─── PROVIDED INFORMATION ───

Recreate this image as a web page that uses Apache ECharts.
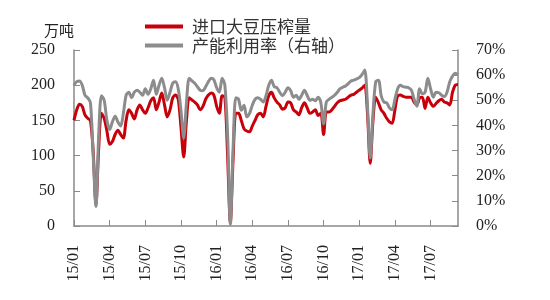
<!DOCTYPE html>
<html>
<head>
<meta charset="utf-8">
<script src="https://cdn.jsdelivr.net/npm/echarts@6/dist/echarts.min.js"></script>
<style>
  html, body { margin: 0; padding: 0; background: #fff; }
  #chart { width: 550px; height: 300px; }
</style>
</head>
<body>
<div id="chart"></div>
<script>
// quarter tick labels, one every 13 weeks
var tickLabels = ["15/01", "15/04", "15/07", "15/10", "16/01", "16/04", "16/07", "16/10", "17/01", "17/04", "17/07"];
var weeksPerQuarter = 13;

// 进口大豆压榨量, 万吨 (weekly)
var crushVolume = [
  150, 165, 173, 170, 158, 153, 150, 105, 30, 110,
  160, 153, 135, 116, 120, 130, 136, 130, 125, 150,
  165, 160, 152, 165, 172, 165, 160, 168, 178, 182,
  165, 176, 189, 172, 155, 165, 182, 186, 180, 140,
  98, 150, 182, 179, 176, 172, 165, 170, 180, 186,
  189, 186, 170, 160, 185, 183, 100, 5, 95, 160,
  160, 150, 138, 135, 134, 142, 150, 158, 160, 155,
  170, 185, 190, 182, 176, 172, 166, 168, 176, 175,
  165, 162, 158, 168, 175, 168, 160, 162, 165, 157,
  160, 130, 162, 162, 165, 170, 175, 178, 179, 180,
  183, 186, 187, 190, 193, 196, 200, 160, 89, 150,
  183, 175, 165, 160, 153, 148, 146, 165, 185, 186,
  184, 183, 183, 183, 176, 172, 182, 183, 167, 183,
  175, 170, 174, 178, 180, 176, 175, 172, 190, 200,
  201
];

// 产能利用率（右轴）, % (weekly)
var utilization = [
  56, 57.4, 57.7, 56, 52, 51, 49, 28, 7.8, 36,
  51.8, 50, 42, 38.4, 41.4, 43.7, 41.4, 39.8, 44.8, 52,
  53.2, 51, 53.2, 54, 53.2, 52, 54.6, 52.4, 54.6, 58,
  52.4, 56, 58.8, 55, 50, 53.2, 56.8, 57.4, 54.6, 46,
  35, 49, 58.8, 57.7, 56.8, 55.4, 54, 53.8, 55.4, 57.4,
  58.8, 58.2, 55, 53.2, 58.8, 56, 36.4, 0.6, 30.8, 51,
  50.4, 46, 48, 43.4, 44.8, 48, 50.4, 51, 50.4, 49.3,
  51.8, 56, 58, 55.4, 55, 53.2, 51.8, 53.2, 55, 53.8,
  51.2, 52, 50.4, 52, 54, 52, 50, 50.4, 49.8, 51.2,
  49, 40.6, 49.3, 50.4, 51.2, 52, 53.2, 54.6, 55.2, 55.7,
  56.6, 57.7, 58, 58.5, 59, 60.2, 62, 47.6, 27, 44.8,
  57.4, 58, 51.8, 49.3, 49, 47, 46.2, 50.4, 54.6, 56,
  55.4, 55.2, 55, 54, 50.4, 47.6, 54.6, 52.6, 53.2, 58.8,
  54.6, 51.2, 53.2, 53, 52, 51.5, 53.2, 57.4, 59.6, 60.8,
  60.2
];

// category per week; quarter label on the first week of each quarter
var weeks = crushVolume.map(function (v, i) {
  var q = Math.floor(i / weeksPerQuarter);
  return i % weeksPerQuarter === 0 ? tickLabels[q] : tickLabels[q] + "#" + (i % weeksPerQuarter);
});

var numFont = "Liberation Serif";
var cjkFont = "Noto Sans CJK SC";
var axisGray = "#8a8a8a";

var chart = echarts.init(document.getElementById("chart"));
chart.setOption({
  backgroundColor: "#ffffff",
  animation: false,
  legend: {
    orient: "vertical",
    left: 140,
    top: 13,
    itemWidth: 38,
    itemHeight: 4,
    itemGap: 2,
    icon: "rect",
    data: ["进口大豆压榨量", "产能利用率（右轴）"],
    textStyle: {
      fontFamily: cjkFont,
      fontSize: 17,
      lineHeight: 17,
      color: "#333",
      padding: [0, 0, 0, 4]
    }
  },
  grid: {
    left: 74,
    right: 92,
    top: 50,
    bottom: 74,
    containLabel: false
  },
  xAxis: {
    type: "category",
    boundaryGap: false,
    data: weeks,
    axisLine: { lineStyle: { color: axisGray, width: 1.5 } },
    axisTick: {
      inside: true,
      length: 6,
      interval: weeksPerQuarter - 1,
      lineStyle: { color: axisGray }
    },
    axisLabel: {
      interval: weeksPerQuarter - 1,
      rotate: 90,
      margin: 19,
      fontFamily: numFont,
      fontSize: 16,
      color: "#222",
      formatter: function (v) { return v.split("#")[0]; }
    },
    splitLine: { show: false }
  },
  yAxis: [
    {
      type: "value",
      name: "万吨",
      nameLocation: "end",
      nameGap: 12,
      nameTextStyle: {
        fontFamily: cjkFont,
        fontSize: 15,
        color: "#222",
        align: "right"
      },
      min: 0,
      max: 250,
      interval: 50,
      axisLine: { show: true, lineStyle: { color: axisGray, width: 1.5 } },
      axisTick: { show: true, inside: true, length: 6, lineStyle: { color: axisGray } },
      axisLabel: { margin: 19, fontFamily: numFont, fontSize: 16, color: "#222" },
      splitLine: { show: false }
    },
    {
      type: "value",
      min: 0,
      max: 70,
      interval: 10,
      position: "right",
      axisLine: { show: true, lineStyle: { color: axisGray, width: 1.5 } },
      axisTick: { show: true, inside: true, length: 6, lineStyle: { color: axisGray } },
      axisLabel: { margin: 18, fontFamily: numFont, fontSize: 16, color: "#222", formatter: "{value}%" },
      splitLine: { show: false }
    }
  ],
  series: [
    {
      name: "进口大豆压榨量",
      type: "line",
      yAxisIndex: 0,
      data: crushVolume,
      smooth: 0.3,
      showSymbol: false,
      itemStyle: { color: "#c8000a" },
      lineStyle: { color: "#c8000a", width: 3 }
    },
    {
      name: "产能利用率（右轴）",
      type: "line",
      yAxisIndex: 1,
      data: utilization,
      smooth: 0.3,
      showSymbol: false,
      itemStyle: { color: "#8c8c8c" },
      lineStyle: { color: "#8c8c8c", width: 3 }
    }
  ]
});
</script>
</body>
</html>
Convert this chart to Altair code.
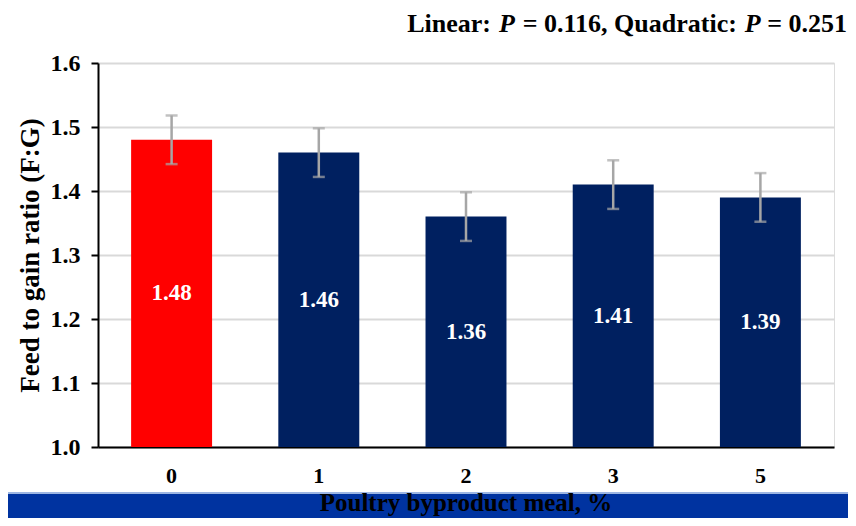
import altair as alt
import pandas as pd

categories = ["0", "1", "2", "3", "5"]
values = [1.48, 1.46, 1.36, 1.41, 1.39]
errors = [0.038, 0.038, 0.038, 0.038, 0.038]
colors = ["#FF0000", "#002060", "#002060", "#002060", "#002060"]
y_ticks = [1.0, 1.1, 1.2, 1.3, 1.4, 1.5, 1.6]
base_value = 1.0

df = pd.DataFrame({"cat": categories, "val": values, "se": errors, "color": colors})
df["lo"] = df["val"] - df["se"]
df["hi"] = df["val"] + df["se"]
df["base"] = base_value
df["mid"] = (df["val"] + df["base"]) / 2
df["label"] = df["val"].map(lambda v: f"{v:.2f}")

W, H = 736, 384
FONT = "Liberation Serif"

xs = alt.X("cat:N", sort=categories,
           scale=alt.Scale(paddingInner=0.45, paddingOuter=0.225),
           axis=alt.Axis(title=None, labelAngle=0, labelFont=FONT, labelFontSize=22,
                         labelFontWeight="bold", labelColor="black", labelPadding=18,
                         ticks=False, tickSize=0, domainColor="black", domainWidth=2))
ys = alt.Y("val:Q", scale=alt.Scale(domain=[1.0, 1.6], zero=False, nice=False),
           axis=alt.Axis(values=y_ticks, format=".1f", title="Feed to gain ratio (F:G)",
                         titleFont=FONT, titleFontSize=27, titleFontWeight="bold",
                         titleColor="black", titleAngle=-90, titleX=-60, titleY=H / 2,
                         titleAlign="center", titleBaseline="alphabetic",
                         labelFont=FONT, labelFontSize=24, labelFontWeight="bold",
                         labelColor="black", labelPadding=11,
                         tickSize=7, tickColor="black", tickWidth=2,
                         domainColor="black", domainWidth=2,
                         grid=True, gridColor="#d9d9d9", gridWidth=2))

base = alt.Chart(df)

bars = base.mark_bar().encode(
    x=xs,
    y=ys,
    y2=alt.Y2("base:Q"),
    color=alt.Color("color:N", scale=None),
)

err = base.mark_rule(color="#a6a6a6", strokeWidth=2.5).encode(
    x=alt.X("cat:N", sort=categories), y="lo:Q", y2="hi:Q")
cap_lo = base.mark_tick(color="#a6a6a6", thickness=2.5, size=12).encode(
    x=alt.X("cat:N", sort=categories), y="lo:Q")
cap_hi = base.mark_tick(color="#a6a6a6", thickness=2.5, size=12).encode(
    x=alt.X("cat:N", sort=categories), y="hi:Q")

labels = base.mark_text(color="white", font=FONT, fontSize=23, fontWeight="bold",
                        baseline="middle").encode(
    x=alt.X("cat:N", sort=categories), y="mid:Q", text="label:N")

# Title segments (mixed upright / italic)
tf = 26
ty = -31
def seg(txt, x, italic=False):
    return alt.Chart(df.head(1)).mark_text(
        text=txt, font=FONT, fontSize=tf, fontWeight="bold",
        fontStyle="italic" if italic else "normal", align="right",
        baseline="alphabetic", color="black").encode(
        x=alt.value(x), y=alt.value(ty))

t5 = seg("= 0.251", 749)
t4 = seg("P", 662.7, True)
t3 = seg("= 0.116, Quadratic:", 638.9)
t2 = seg("P", 416.8, True)
t1 = seg("Linear:", 393.0)

band_light = alt.Chart(df.head(1)).mark_rect(color="#9db6e3").encode(
    x=alt.value(-100), x2=alt.value(W + 40), y=alt.value(429), y2=alt.value(431))
band = alt.Chart(df.head(1)).mark_rect(color="#0033a0").encode(
    x=alt.value(-100), x2=alt.value(W + 40), y=alt.value(431), y2=alt.value(470))
xtitle = alt.Chart(df.head(1)).mark_text(
    text="Poultry byproduct meal, %", font=FONT, fontSize=25, fontWeight="bold",
    align="center", baseline="alphabetic", color="black").encode(
    x=alt.value(W / 2), y=alt.value(448))

chart = alt.layer(bars, err, cap_lo, cap_hi, labels, t1, t2, t3, t4, t5,
                  band_light, band, xtitle).properties(
    width=W, height=H,
    autosize=alt.AutoSizeParams(type="none"),
    padding={"left": 90, "top": 55, "right": 14, "bottom": 71},
).configure_view(stroke=None).configure(background="white")

chart.save("out.html", embed_options={"renderer": "svg", "actions": False})
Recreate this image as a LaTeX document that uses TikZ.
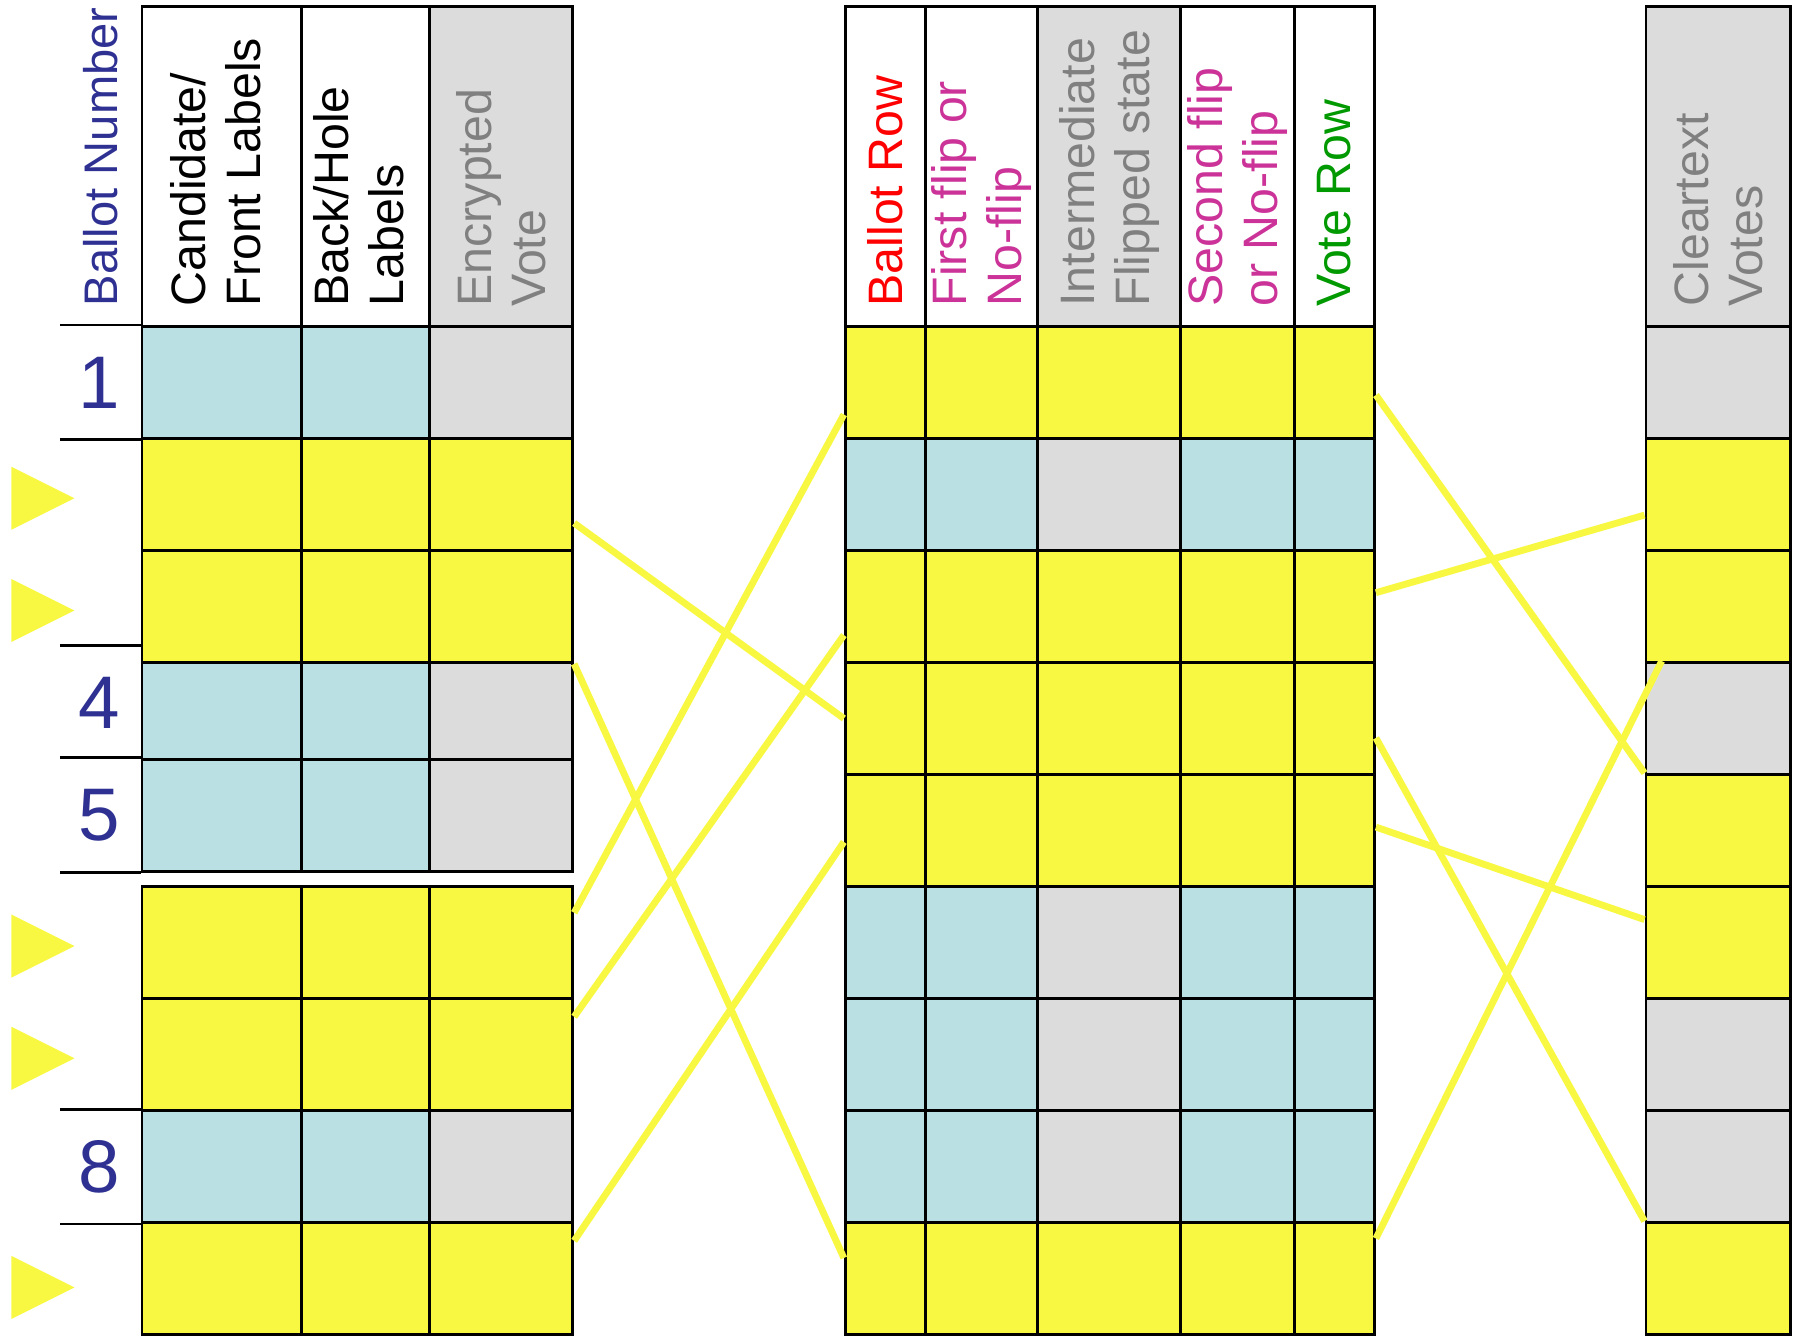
\documentclass[tikz,border=0pt]{standalone}
\usepackage{fontspec}
\setmainfont{Liberation Sans}
\usetikzlibrary{calc}

\definecolor{cellyellow}{RGB}{248,248,66}
\definecolor{cellblue}{RGB}{187,224,227}
\definecolor{cellgray}{RGB}{220,220,220}
\definecolor{textgray}{RGB}{128,128,128}
\definecolor{numblue}{RGB}{46,49,146}
\definecolor{flipmag}{RGB}{204,51,153}
\definecolor{votegreen}{RGB}{0,153,0}

\tikzset{
  cell/.style={draw=black, line width=0.7pt, inner sep=0pt, minimum height=0.978cm},
  hdcell/.style={cell, minimum height=2.79cm},
  hdtext/.style={rotate=90, anchor=west, inner sep=0pt, align=left, font=\fontsize{12}{13.6}\selectfont},
  numtext/.style={text=numblue, inner sep=0pt, font=\fontsize{18.5}{20}\selectfont},
  rowline/.style={line width=0.7pt},
  perm/.style={draw=cellyellow, line width=1.7pt},
}

\begin{document}
\begin{tikzpicture}[x=0.01cm, y=-0.01cm]
\useasboundingbox (0,0) rectangle (1568,1171);

% Ballot table: header
\node[hdcell, fill=white, minimum width=1.39cm] (Lh1) at (193.5,145.5) {};
\node[hdcell, fill=white, minimum width=1.12cm] (Lh2) at (319,145.5) {};
\node[hdcell, fill=cellgray, minimum width=1.25cm] (Lh3) at (437.5,145.5) {};
\node[hdtext, text=numblue, font=\fontsize{11.7}{13}\selectfont] (tBallotNo) at (88,268) {Ballot Number};
\node[hdtext] (tCand) at ([xshift=-0.05cm,yshift=0.18cm]Lh1.south) {Candidate/\\Front Labels};
\node[hdtext] (tBack) at ([xshift=-0.06cm,yshift=0.18cm]Lh2.south) {Back/Hole\\Labels};
\node[hdtext, text=textgray] (tEnc) at ([yshift=0.18cm]Lh3.south) {Encrypted\\Vote};

% Ballot table: rows (row 4 first, rows 2-3 overlap it)
\foreach \r/\y/\ca/\cb in {1/333.9/cellblue/cellgray, 4/613.9/cellblue/cellgray,
    5/711.7/cellblue/cellgray, 8/1018.5/cellblue/cellgray,
    2/431.7/cellyellow/cellyellow, 3/529.5/cellyellow/cellyellow,
    6/822.9/cellyellow/cellyellow, 7/920.7/cellyellow/cellyellow,
    9/1116.3/cellyellow/cellyellow}{
  \node[cell, fill=\ca, minimum width=1.39cm] (L\r1) at (193.5,\y) {};
  \node[cell, fill=\ca, minimum width=1.12cm] (L\r2) at (319,\y) {};
  \node[cell, fill=\cb, minimum width=1.25cm] (L\r3) at (437.5,\y) {};
}

% Ballot numbers
\foreach \r in {1,4,5,8}
  \node[numtext] (n\r) at ([xshift=-0.36cm]L\r1.west) {\r};
\foreach \c in {L11.north west, L11.south west, L41.north west, L51.north west,
    L51.south west, L81.north west, L81.south west}
  \draw[rowline] (\c) -- ++(-70,0);

% Markers
\foreach \y in {435,533,826,924,1124}
  \fill[cellyellow] (10,\y-27.5) -- (65,\y) -- (10,\y+27.5) -- cycle;

% Mix table: header
\node[hdcell, fill=white, minimum width=0.70cm] (Mh1) at (773,145.5) {};
\node[hdcell, fill=white, minimum width=0.98cm] (Mh2) at (857,145.5) {};
\node[hdcell, fill=cellgray, minimum width=1.25cm] (Mh3) at (968.5,145.5) {};
\node[hdcell, fill=white, minimum width=0.99cm] (Mh4) at (1080.5,145.5) {};
\node[hdcell, fill=white, minimum width=0.70cm] (Mh5) at (1165,145.5) {};
\node[hdtext, text=red] (tBRow) at ([yshift=0.18cm]Mh1.south) {Ballot Row};
\node[hdtext, text=flipmag] (tFirst) at ([yshift=0.18cm]Mh2.south) {First flip or\\No-flip};
\node[hdtext, text=textgray] (tInter) at ([yshift=0.18cm]Mh3.south) {Intermediate\\Flipped state};
\node[hdtext, text=flipmag] (tSecond) at ([yshift=0.18cm]Mh4.south) {Second flip\\or No-flip};
\node[hdtext, text=votegreen] (tVRow) at ([yshift=0.18cm]Mh5.south) {Vote Row};

% Mix table: rows
\foreach \r/\y/\ca/\cb in {1/333.9/cellyellow/cellyellow, 2/431.7/cellblue/cellgray,
    3/529.5/cellyellow/cellyellow, 4/627.3/cellyellow/cellyellow,
    5/725.1/cellyellow/cellyellow, 6/822.9/cellblue/cellgray,
    7/920.7/cellblue/cellgray, 8/1018.5/cellblue/cellgray,
    9/1116.3/cellyellow/cellyellow}{
  \node[cell, fill=\ca, minimum width=0.70cm] (M\r1) at (773,\y) {};
  \node[cell, fill=\ca, minimum width=0.98cm] (M\r2) at (857,\y) {};
  \node[cell, fill=\cb, minimum width=1.25cm] (M\r3) at (968.5,\y) {};
  \node[cell, fill=\ca, minimum width=0.99cm] (M\r4) at (1080.5,\y) {};
  \node[cell, fill=\ca, minimum width=0.70cm] (M\r5) at (1165,\y) {};
}

% Result table
\node[hdcell, fill=cellgray, minimum width=1.26cm] (Rh) at (1500,145.5) {};
\node[hdtext, text=textgray] (tClear) at ([yshift=0.18cm]Rh.south) {Cleartext\\Votes};
\foreach \r/\y/\c in {1/333.9/cellgray, 2/431.7/cellyellow, 3/529.5/cellyellow,
    4/627.3/cellgray, 5/725.1/cellyellow, 6/822.9/cellyellow,
    7/920.7/cellgray, 8/1018.5/cellgray, 9/1116.3/cellyellow}
  \node[cell, fill=\c, minimum width=1.26cm] (R\r) at (1500,\y) {};

% Permutation: ballots to mix rows
\draw[perm] ([yshift=-0.25cm]L23.east) -- (M41.west);
\draw[perm] (L33.south east) -- ([yshift=0.18cm]M91.west);
\draw[perm] ([yshift=0.26cm]L63.east) -- ([yshift=-0.28cm]M11.west);
\draw[perm] ([yshift=0.33cm]L73.east) -- ([yshift=-0.25cm]M31.west);
\draw[perm] ([yshift=0.33cm]L93.east) -- ([yshift=-0.1cm]M51.west);

% Permutation: mix rows to votes
\draw[perm] ([yshift=-0.11cm]M15.east) -- (R5.north west);
\draw[perm] ([yshift=0.12cm]M35.east) -- ([yshift=-0.18cm]R2.west);
\draw[perm] ([yshift=-0.17cm]M45.east) -- (R9.north west);
\draw[perm] ([yshift=0.03cm]M55.east) -- ([yshift=0.2cm]R6.west);
\draw[perm] ([yshift=0.35cm]M95.east) -- ([xshift=0.15cm]R4.north west);
\end{tikzpicture}
\end{document}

───

**WORK TO BE COMPLETED:**
Repeat only the lines between the start of the data and the line with "var weeksPerQuarter = 13;", including those two lines, and skip the pictures.

**WRITTEN REPLY:**
Recreate this image as a web page that uses Apache ECharts.
<!DOCTYPE html>
<html>
<head>
<meta charset="utf-8">
<script src="https://cdn.jsdelivr.net/npm/echarts@6/dist/echarts.min.js"></script>
<style>
  html, body { margin: 0; padding: 0; background: #fff; }
  #chart { width: 550px; height: 300px; }
</style>
</head>
<body>
<div id="chart"></div>
<script>
// quarter tick labels, one every 13 weeks
var tickLabels = ["15/01", "15/04", "15/07", "15/10", "16/01", "16/04", "16/07", "16/10", "17/01", "17/04", "17/07"];
var weeksPerQuarter = 13;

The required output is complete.